Il suo aggressore l’ha colto di sorpresa e colpito una prima volta da davanti ma lui è riuscito a schivare l’attacco, ferendosi lievemente, ed è riuscito a scappare. Alle sue spalle, però, la lunga lama del suo assalitore è riuscita a raggiungerlo e gli ha prima tagliato di netto l’orecchio, poi gli ha affettato l’occipitale intaccando il cervelletto. La morte infine è arrivata con un colpo che gli ha attraversato il cranio.
Se pensate che sia la descrizione di una scena pulp di una serie Netflix, siete in alto mare. Si tratta di un omicidio, sì ma avvenuto realmente. Novecento anni fa.
Stefano Ricci Cortili, ricercatore dell’Università di Siena ha risolto così, dopo nove secoli, un segreto che era rimasto sepolto nel tempo ed arrivato a noi attraverso un teschio e uno scheletro scoperti durante recenti scavi archeologici.
Un omicidio cruento diventando dunque a tutti gli effetti un “cold case” d’eccezione, dato che è rimasto congelato per quasi mille anni. Poi la soluzione che, chissà, darà pace allo spirito di quel giovane (aveva circa vent’anni) ucciso nel Medioevo chissà se per un duello, per una rapina, per una vendetta o per amore.
Il giovane uomo era sepolto con il suo segreto nel cimitero di San Biagio in Cittiglio (in provincia di Varese), nella tomba numero tredici dell’atrio funerario interno alla chiesa, in un’area sepolcrale un tempo localizzata di fronte all’antica facciata romanica dell’edificio.
Stefano Ricci ha lavorato in un team di antropologi del Dipartimento di Scienze fisiche della terra e dell’ambiente dell’Università di Siena, in collaborazione con il Dipartimento di Biotecnologie e scienze della vita dell’Università dell’Insubria.
Il risultato della ricerca è stato reso noto in uno studio pubblicato sull’importante rivista scientifica internazionale “Journal of archaeological science: reports”e Stefano Ricci ne è il co-autore insieme a Jacopo Crezzini, anche lui ricercatore del nostro Ateneo.
Il contributo dato da Siena è stato decisivo, visto che lo scheletro dell’uomo era già stato analizzato da un punto di vista antropologico ma risultati non sufficienti per dare una spiegazione all’accaduto.
“Siamo entrati in un secondo momento – dice Ricci – ed abbiamo applicato i metodi che usiamo di solito anche per fare le analisi su reperti preistorici.

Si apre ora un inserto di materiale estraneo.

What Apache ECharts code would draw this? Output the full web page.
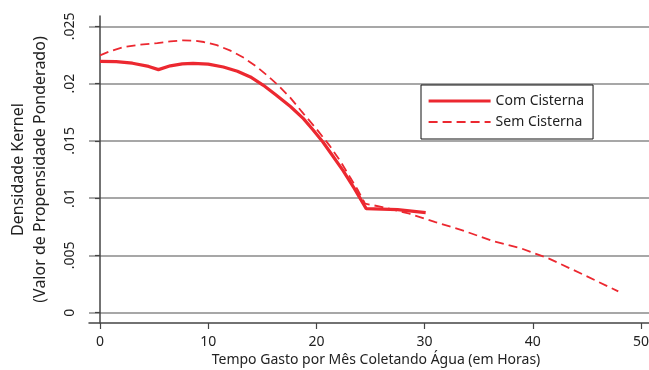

Quindi ci siamo resi conto dei quattro tagli presenti sulla superficie del cranio del ragazzo”.
Il team senese di Preistoria e antropologia ha applicato le tecniche d’indagine usando il proprio microscopio digitale tridimensionale ed ha quindi ricostruito il volto dell’individuo con le tecniche in uso in ambito forense e archeologico.
Le analisi svolte con questo strumento hanno permesso di analizzare approfonditamente le lesioni scheletriche e, grazie a una serie di esami microscopici di tipo qualitativo e quantitativo, di ricostruire la loro natura, la loro origine e l’intera dinamica dell’evento violento. Dallo studio è emerso che il soggetto era stato ripetutamente colpito al cranio con un’affilata spada lunga dell’epoca.

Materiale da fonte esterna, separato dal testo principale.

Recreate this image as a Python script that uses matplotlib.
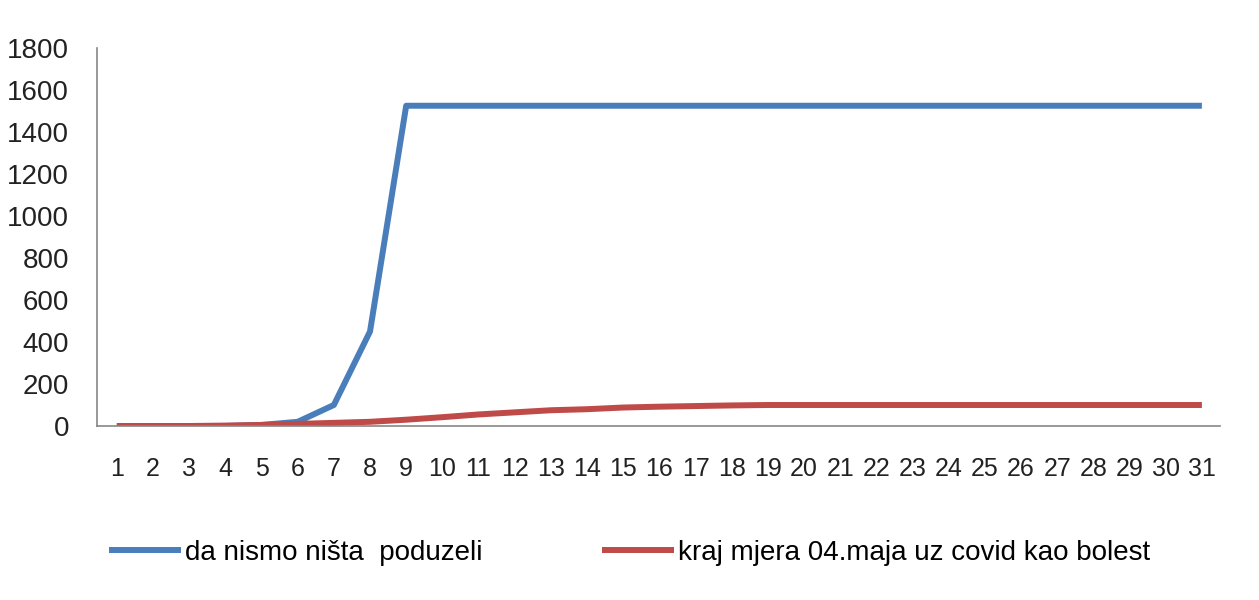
import matplotlib
matplotlib.use("Agg")
import matplotlib.pyplot as plt

days = list(range(1, 32))
no_action = [0, 0, 0, 0, 5, 20, 100, 450] + [1525] * 23
end_measures = [0, 0, 0, 2, 5, 10, 15, 20, 30, 42, 55, 65, 75, 80, 88, 92, 95, 98, 100, 100] + [100] * 11
yticks = [0, 200, 400, 600, 800, 1000, 1200, 1400, 1600, 1800]
label_a = "da nismo ništa  poduzeli"
label_b = "kraj mjera 04.maja uz covid kao bolest"

plt.rcParams['font.family'] = ['Liberation Sans', 'DejaVu Sans']

fig = plt.figure(figsize=(12.59, 6.0), dpi=100)
ax = fig.add_axes([0.077, 0.29, 0.892, 0.63])

ax.plot(days, no_action, color='#4A7EBB', lw=4.3, label=label_a, solid_capstyle='butt')
ax.plot(days, end_measures, color='#BE4B48', lw=4.3, label=label_b, solid_capstyle='butt')

ax.set_xlim(0.45, 31.5)
ax.set_ylim(0, 1800)
ax.set_yticks(yticks)
ax.set_xticks(days)
ax.set_xticklabels([str(d) for d in days])
ax.tick_params(axis='both', length=0, colors='#222222')
ax.tick_params(axis='x', pad=22, labelsize=18)
ax.tick_params(axis='y', pad=20, labelsize=20)
for s in ['top', 'right']:
    ax.spines[s].set_visible(False)
for s in ['left', 'bottom']:
    ax.spines[s].set_color('#868686')
    ax.spines[s].set_linewidth(1.2)

fig.legend(loc='center', bbox_to_anchor=(0.5, 0.078), ncol=2, frameon=False,
           fontsize=20, handlelength=2.6, handletextpad=0.15, columnspacing=4.3)

fig.savefig('out.png', dpi=100, facecolor='white')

“Andando ad analizzare le strie lasciate dall’impurità della lama ci siamo accorti -aggiunge Ricci- che queste hanno la stessa angolazione e così abbiamo capito come la spada è entrata dentro il cranio. Sembrava di trovarsi di fronte ad un codice a barre con i colpi che sono andati tutti da destra a sinistra. Questo ci permette di dire che l’aggressore era mancino”.
Sempre a Ricci inoltre è stata affidata la ricostruzione fisiognomica del soggetto che ha permesso di dare un volto e guardare negli occhi il ragazzo. Pochi comunque gli elementi che permettono di ricostruire la storia del giovane di cui però si conosce il triste destino.

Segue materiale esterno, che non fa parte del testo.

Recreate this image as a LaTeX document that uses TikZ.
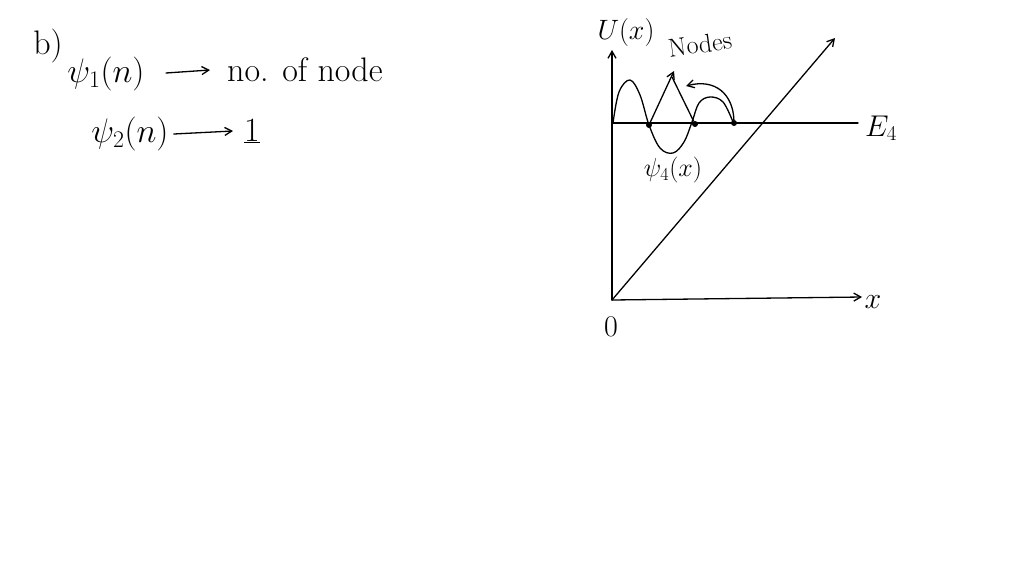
\RequirePackage{fix-cm}
\documentclass[tikz,border=0pt]{standalone}
\usetikzlibrary{arrows.meta}
\begin{document}
\begin{tikzpicture}[x=1pt,y=-1pt,
  hand/.style={line width=1.3pt,line cap=round,line join=round},
  arr/.style={hand,-{Straight Barb[length=7pt,width=8pt]}},
  txt/.style={inner sep=1pt,font=\fontsize{34}{38}\selectfont},
  lbl/.style={inner sep=1pt,font=\fontsize{26}{30}\selectfont},
  dotnode/.style={circle,fill,inner sep=0pt,minimum size=6pt}]
\useasboundingbox[fill=white] (0,0) rectangle (1024,568);
% left text
\node[txt] (b) at (48,46) {b)};
\node[txt] (p1) at (106,74) {$\psi_1(n)$};
\node[txt,anchor=west] (t1) at (226,70) {no. of node};
\draw[arr] (166,73) -- ([xshift=-16pt]t1.west);
\node[txt] (p2) at (130,134) {$\psi_2(n)$};
\node[txt] (one) at (252,131) {\underline{1}};
\draw[arr] ([xshift=4pt]p2.east) -- ([xshift=-10pt]one.west);
% axes
\coordinate (O) at (612,300);
\coordinate (ytop) at (612,50);
\coordinate (xend) at (862,297);
\coordinate (dend) at (835,38);
\draw[arr] (O) -- (ytop);
\draw[arr] (O) -- (xend);
\draw[arr] (O) -- (dend);
\coordinate (eL) at (612,123);
\coordinate (eR) at (858,123);
\draw[hand] (eL) -- (eR);
\node[lbl,font=\fontsize{28}{32}\selectfont] (U) at (626,32) {$U(x)$};
\node[lbl,font=\fontsize{30}{34}\selectfont] (E) at (881,128) {$E_4$};
\node[lbl,font=\fontsize{30}{34}\selectfont] (xl) at (873,302) {$x$};
\node[lbl,font=\fontsize{30}{34}\selectfont] (zero) at (611,327) {0};
\node[lbl] (psi4) at (673,170) {$\psi_4(x)$};
\node[lbl,rotate=8] (nodes) at (700,44) {Nodes};
% wave
\draw[hand] plot[smooth,tension=0.6] coordinates {(613,123) (619,92) (630,80) (640,95) (649,125) (660,148) (673,153) (684,142) (692,122) (699,103) (710,97) (723,102) (733,122)};
\node[dotnode] (n1) at (649,125) {};
\node[dotnode] (n2) at (695,124) {};
\node[dotnode] (n3) at (734,123) {};
\coordinate (tip) at (674,71);
\draw[arr] (n1) -- (tip);
\draw[hand] (n2) -- (672,77);
\draw[arr] (n3) .. controls (733,95) and (716,78) .. (686,86);
\end{tikzpicture}
\end{document}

Il ventenne però era “sepolto in una posizione privilegiata di fronte all’antico accesso alla chiesa e dunque possiamo ipotizzare che l’uomo appartenesse a una famiglia di elevato stato sociale e, forse anche per questo motivo, a maggior rischio di essere assalito”, sono le parole di Chiara Tesi, borsista di ricerca all’Università dell’Insubria e autrice insieme a Ricci e Crezzini dell’articolo.
“Ad ogni modo -conclude- questo tipo di aggressione mortale, caratterizzata da una forma di violenza finalizzata al rapido annientamento della vittima, ci lascia increduli e ci fa ipotizzare una premeditazione, non certamente il risultato di un semplice movente”.